WHAT TO PRODUCE:
Retype the data below without altering anything.

'''

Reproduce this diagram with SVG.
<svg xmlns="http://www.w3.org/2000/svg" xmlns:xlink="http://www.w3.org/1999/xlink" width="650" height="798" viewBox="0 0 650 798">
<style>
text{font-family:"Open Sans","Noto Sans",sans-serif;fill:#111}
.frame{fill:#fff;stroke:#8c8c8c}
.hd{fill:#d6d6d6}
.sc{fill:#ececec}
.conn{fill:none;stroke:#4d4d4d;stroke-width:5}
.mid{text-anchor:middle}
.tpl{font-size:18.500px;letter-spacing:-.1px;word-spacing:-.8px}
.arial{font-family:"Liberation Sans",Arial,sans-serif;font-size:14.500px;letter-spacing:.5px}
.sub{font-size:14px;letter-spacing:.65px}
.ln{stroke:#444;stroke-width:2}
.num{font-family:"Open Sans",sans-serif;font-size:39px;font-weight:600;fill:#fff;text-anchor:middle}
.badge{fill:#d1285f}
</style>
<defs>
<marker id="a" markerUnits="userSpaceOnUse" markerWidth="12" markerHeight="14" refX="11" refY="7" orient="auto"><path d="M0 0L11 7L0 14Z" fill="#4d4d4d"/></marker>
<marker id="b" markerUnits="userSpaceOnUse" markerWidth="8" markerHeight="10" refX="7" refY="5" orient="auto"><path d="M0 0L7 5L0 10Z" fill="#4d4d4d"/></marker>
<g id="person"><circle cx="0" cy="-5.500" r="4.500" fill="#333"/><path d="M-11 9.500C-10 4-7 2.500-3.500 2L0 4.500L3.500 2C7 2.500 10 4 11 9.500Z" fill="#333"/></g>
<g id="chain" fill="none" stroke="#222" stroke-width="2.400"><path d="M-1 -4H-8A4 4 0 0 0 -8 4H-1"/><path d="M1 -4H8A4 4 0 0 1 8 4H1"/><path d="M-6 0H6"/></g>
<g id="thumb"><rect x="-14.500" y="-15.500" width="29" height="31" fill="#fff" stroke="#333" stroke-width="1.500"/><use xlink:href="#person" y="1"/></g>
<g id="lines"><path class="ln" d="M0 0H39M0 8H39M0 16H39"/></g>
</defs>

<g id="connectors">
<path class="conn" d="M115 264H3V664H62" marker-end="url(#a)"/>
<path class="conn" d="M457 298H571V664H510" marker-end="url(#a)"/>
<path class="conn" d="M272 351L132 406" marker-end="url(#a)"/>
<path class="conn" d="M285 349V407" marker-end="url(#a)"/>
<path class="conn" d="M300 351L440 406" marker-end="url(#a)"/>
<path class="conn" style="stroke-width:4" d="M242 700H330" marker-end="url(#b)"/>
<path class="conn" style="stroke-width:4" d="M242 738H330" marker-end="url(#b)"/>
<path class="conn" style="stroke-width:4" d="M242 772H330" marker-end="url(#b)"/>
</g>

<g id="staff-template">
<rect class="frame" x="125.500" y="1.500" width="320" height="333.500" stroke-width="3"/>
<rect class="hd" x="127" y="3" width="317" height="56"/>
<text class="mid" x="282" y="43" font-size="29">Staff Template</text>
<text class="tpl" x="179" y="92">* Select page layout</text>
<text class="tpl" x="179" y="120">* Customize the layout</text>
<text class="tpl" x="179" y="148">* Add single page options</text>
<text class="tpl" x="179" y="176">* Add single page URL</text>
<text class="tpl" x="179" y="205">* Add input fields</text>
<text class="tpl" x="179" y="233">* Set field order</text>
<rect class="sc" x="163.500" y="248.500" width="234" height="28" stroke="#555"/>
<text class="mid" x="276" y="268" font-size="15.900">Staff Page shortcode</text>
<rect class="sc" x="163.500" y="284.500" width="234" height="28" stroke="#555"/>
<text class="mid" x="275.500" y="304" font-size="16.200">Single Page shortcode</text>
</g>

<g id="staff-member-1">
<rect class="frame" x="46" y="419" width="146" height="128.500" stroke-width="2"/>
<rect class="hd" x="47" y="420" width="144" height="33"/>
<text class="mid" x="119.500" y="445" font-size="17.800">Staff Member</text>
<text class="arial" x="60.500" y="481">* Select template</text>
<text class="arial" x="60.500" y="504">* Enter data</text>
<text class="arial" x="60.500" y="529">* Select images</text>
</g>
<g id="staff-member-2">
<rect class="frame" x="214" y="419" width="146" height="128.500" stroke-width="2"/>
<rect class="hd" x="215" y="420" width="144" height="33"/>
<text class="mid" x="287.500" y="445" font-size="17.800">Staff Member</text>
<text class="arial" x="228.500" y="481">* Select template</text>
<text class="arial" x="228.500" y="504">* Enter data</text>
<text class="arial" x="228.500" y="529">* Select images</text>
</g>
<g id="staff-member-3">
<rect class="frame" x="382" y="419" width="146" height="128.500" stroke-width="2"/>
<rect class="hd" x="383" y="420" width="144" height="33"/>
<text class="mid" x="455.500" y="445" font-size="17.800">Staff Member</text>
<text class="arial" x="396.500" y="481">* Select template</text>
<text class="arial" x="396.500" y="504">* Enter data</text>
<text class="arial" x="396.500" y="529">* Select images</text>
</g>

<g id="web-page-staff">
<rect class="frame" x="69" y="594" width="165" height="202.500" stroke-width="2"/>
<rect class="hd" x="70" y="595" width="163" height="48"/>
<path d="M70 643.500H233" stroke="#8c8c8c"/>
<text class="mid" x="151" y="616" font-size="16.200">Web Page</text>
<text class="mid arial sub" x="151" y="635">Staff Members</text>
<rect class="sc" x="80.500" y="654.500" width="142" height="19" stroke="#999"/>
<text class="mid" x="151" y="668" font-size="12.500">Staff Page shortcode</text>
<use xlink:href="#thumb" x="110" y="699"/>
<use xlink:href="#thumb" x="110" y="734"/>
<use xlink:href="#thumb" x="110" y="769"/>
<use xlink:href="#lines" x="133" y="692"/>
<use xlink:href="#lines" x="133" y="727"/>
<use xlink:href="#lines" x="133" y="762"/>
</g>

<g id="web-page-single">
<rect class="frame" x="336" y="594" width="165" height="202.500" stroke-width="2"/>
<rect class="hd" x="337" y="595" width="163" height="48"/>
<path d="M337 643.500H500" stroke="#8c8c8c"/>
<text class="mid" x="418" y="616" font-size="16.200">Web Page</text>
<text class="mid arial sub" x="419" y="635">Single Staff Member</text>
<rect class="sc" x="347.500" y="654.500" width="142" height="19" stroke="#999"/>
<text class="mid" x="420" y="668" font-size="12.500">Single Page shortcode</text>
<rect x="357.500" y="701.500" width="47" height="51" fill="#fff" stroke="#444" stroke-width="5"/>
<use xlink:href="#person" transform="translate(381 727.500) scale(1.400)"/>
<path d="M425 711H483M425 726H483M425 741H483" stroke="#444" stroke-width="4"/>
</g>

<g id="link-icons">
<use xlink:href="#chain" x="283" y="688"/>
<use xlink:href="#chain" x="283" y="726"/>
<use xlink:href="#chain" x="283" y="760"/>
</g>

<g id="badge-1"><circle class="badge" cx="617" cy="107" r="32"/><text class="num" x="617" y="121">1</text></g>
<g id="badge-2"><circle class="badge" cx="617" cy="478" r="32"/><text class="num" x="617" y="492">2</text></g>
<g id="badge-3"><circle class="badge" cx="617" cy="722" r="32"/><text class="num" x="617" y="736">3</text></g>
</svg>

'''

TASK SOLUTION:
Reproduce this diagram with SVG.
<svg xmlns="http://www.w3.org/2000/svg" xmlns:xlink="http://www.w3.org/1999/xlink" width="650" height="798" viewBox="0 0 650 798">
<style>
text{font-family:"Open Sans","Noto Sans",sans-serif;fill:#111}
.frame{fill:#fff;stroke:#8c8c8c}
.hd{fill:#d6d6d6}
.sc{fill:#ececec}
.conn{fill:none;stroke:#4d4d4d;stroke-width:5}
.mid{text-anchor:middle}
.tpl{font-size:18.500px;letter-spacing:-.1px;word-spacing:-.8px}
.arial{font-family:"Liberation Sans",Arial,sans-serif;font-size:14.500px;letter-spacing:.5px}
.sub{font-size:14px;letter-spacing:.65px}
.ln{stroke:#444;stroke-width:2}
.num{font-family:"Open Sans",sans-serif;font-size:39px;font-weight:600;fill:#fff;text-anchor:middle}
.badge{fill:#d1285f}
</style>
<defs>
<marker id="a" markerUnits="userSpaceOnUse" markerWidth="12" markerHeight="14" refX="11" refY="7" orient="auto"><path d="M0 0L11 7L0 14Z" fill="#4d4d4d"/></marker>
<marker id="b" markerUnits="userSpaceOnUse" markerWidth="8" markerHeight="10" refX="7" refY="5" orient="auto"><path d="M0 0L7 5L0 10Z" fill="#4d4d4d"/></marker>
<g id="person"><circle cx="0" cy="-5.500" r="4.500" fill="#333"/><path d="M-11 9.500C-10 4-7 2.500-3.500 2L0 4.500L3.500 2C7 2.500 10 4 11 9.500Z" fill="#333"/></g>
<g id="chain" fill="none" stroke="#222" stroke-width="2.400"><path d="M-1 -4H-8A4 4 0 0 0 -8 4H-1"/><path d="M1 -4H8A4 4 0 0 1 8 4H1"/><path d="M-6 0H6"/></g>
<g id="thumb"><rect x="-14.500" y="-15.500" width="29" height="31" fill="#fff" stroke="#333" stroke-width="1.500"/><use xlink:href="#person" y="1"/></g>
<g id="lines"><path class="ln" d="M0 0H39M0 8H39M0 16H39"/></g>
</defs>

<g id="connectors">
<path class="conn" d="M115 264H3V664H62" marker-end="url(#a)"/>
<path class="conn" d="M457 298H571V664H510" marker-end="url(#a)"/>
<path class="conn" d="M272 351L132 406" marker-end="url(#a)"/>
<path class="conn" d="M285 349V407" marker-end="url(#a)"/>
<path class="conn" d="M300 351L440 406" marker-end="url(#a)"/>
<path class="conn" style="stroke-width:4" d="M242 700H330" marker-end="url(#b)"/>
<path class="conn" style="stroke-width:4" d="M242 738H330" marker-end="url(#b)"/>
<path class="conn" style="stroke-width:4" d="M242 772H330" marker-end="url(#b)"/>
</g>

<g id="staff-template">
<rect class="frame" x="125.500" y="1.500" width="320" height="333.500" stroke-width="3"/>
<rect class="hd" x="127" y="3" width="317" height="56"/>
<text class="mid" x="282" y="43" font-size="29">Staff Template</text>
<text class="tpl" x="179" y="92">* Select page layout</text>
<text class="tpl" x="179" y="120">* Customize the layout</text>
<text class="tpl" x="179" y="148">* Add single page options</text>
<text class="tpl" x="179" y="176">* Add single page URL</text>
<text class="tpl" x="179" y="205">* Add input fields</text>
<text class="tpl" x="179" y="233">* Set field order</text>
<rect class="sc" x="163.500" y="248.500" width="234" height="28" stroke="#555"/>
<text class="mid" x="276" y="268" font-size="15.900">Staff Page shortcode</text>
<rect class="sc" x="163.500" y="284.500" width="234" height="28" stroke="#555"/>
<text class="mid" x="275.500" y="304" font-size="16.200">Single Page shortcode</text>
</g>

<g id="staff-member-1">
<rect class="frame" x="46" y="419" width="146" height="128.500" stroke-width="2"/>
<rect class="hd" x="47" y="420" width="144" height="33"/>
<text class="mid" x="119.500" y="445" font-size="17.800">Staff Member</text>
<text class="arial" x="60.500" y="481">* Select template</text>
<text class="arial" x="60.500" y="504">* Enter data</text>
<text class="arial" x="60.500" y="529">* Select images</text>
</g>
<g id="staff-member-2">
<rect class="frame" x="214" y="419" width="146" height="128.500" stroke-width="2"/>
<rect class="hd" x="215" y="420" width="144" height="33"/>
<text class="mid" x="287.500" y="445" font-size="17.800">Staff Member</text>
<text class="arial" x="228.500" y="481">* Select template</text>
<text class="arial" x="228.500" y="504">* Enter data</text>
<text class="arial" x="228.500" y="529">* Select images</text>
</g>
<g id="staff-member-3">
<rect class="frame" x="382" y="419" width="146" height="128.500" stroke-width="2"/>
<rect class="hd" x="383" y="420" width="144" height="33"/>
<text class="mid" x="455.500" y="445" font-size="17.800">Staff Member</text>
<text class="arial" x="396.500" y="481">* Select template</text>
<text class="arial" x="396.500" y="504">* Enter data</text>
<text class="arial" x="396.500" y="529">* Select images</text>
</g>

<g id="web-page-staff">
<rect class="frame" x="69" y="594" width="165" height="202.500" stroke-width="2"/>
<rect class="hd" x="70" y="595" width="163" height="48"/>
<path d="M70 643.500H233" stroke="#8c8c8c"/>
<text class="mid" x="151" y="616" font-size="16.200">Web Page</text>
<text class="mid arial sub" x="151" y="635">Staff Members</text>
<rect class="sc" x="80.500" y="654.500" width="142" height="19" stroke="#999"/>
<text class="mid" x="151" y="668" font-size="12.500">Staff Page shortcode</text>
<use xlink:href="#thumb" x="110" y="699"/>
<use xlink:href="#thumb" x="110" y="734"/>
<use xlink:href="#thumb" x="110" y="769"/>
<use xlink:href="#lines" x="133" y="692"/>
<use xlink:href="#lines" x="133" y="727"/>
<use xlink:href="#lines" x="133" y="762"/>
</g>

<g id="web-page-single">
<rect class="frame" x="336" y="594" width="165" height="202.500" stroke-width="2"/>
<rect class="hd" x="337" y="595" width="163" height="48"/>
<path d="M337 643.500H500" stroke="#8c8c8c"/>
<text class="mid" x="418" y="616" font-size="16.200">Web Page</text>
<text class="mid arial sub" x="419" y="635">Single Staff Member</text>
<rect class="sc" x="347.500" y="654.500" width="142" height="19" stroke="#999"/>
<text class="mid" x="420" y="668" font-size="12.500">Single Page shortcode</text>
<rect x="357.500" y="701.500" width="47" height="51" fill="#fff" stroke="#444" stroke-width="5"/>
<use xlink:href="#person" transform="translate(381 727.500) scale(1.400)"/>
<path d="M425 711H483M425 726H483M425 741H483" stroke="#444" stroke-width="4"/>
</g>

<g id="link-icons">
<use xlink:href="#chain" x="283" y="688"/>
<use xlink:href="#chain" x="283" y="726"/>
<use xlink:href="#chain" x="283" y="760"/>
</g>

<g id="badge-1"><circle class="badge" cx="617" cy="107" r="32"/><text class="num" x="617" y="121">1</text></g>
<g id="badge-2"><circle class="badge" cx="617" cy="478" r="32"/><text class="num" x="617" y="492">2</text></g>
<g id="badge-3"><circle class="badge" cx="617" cy="722" r="32"/><text class="num" x="617" y="736">3</text></g>
</svg>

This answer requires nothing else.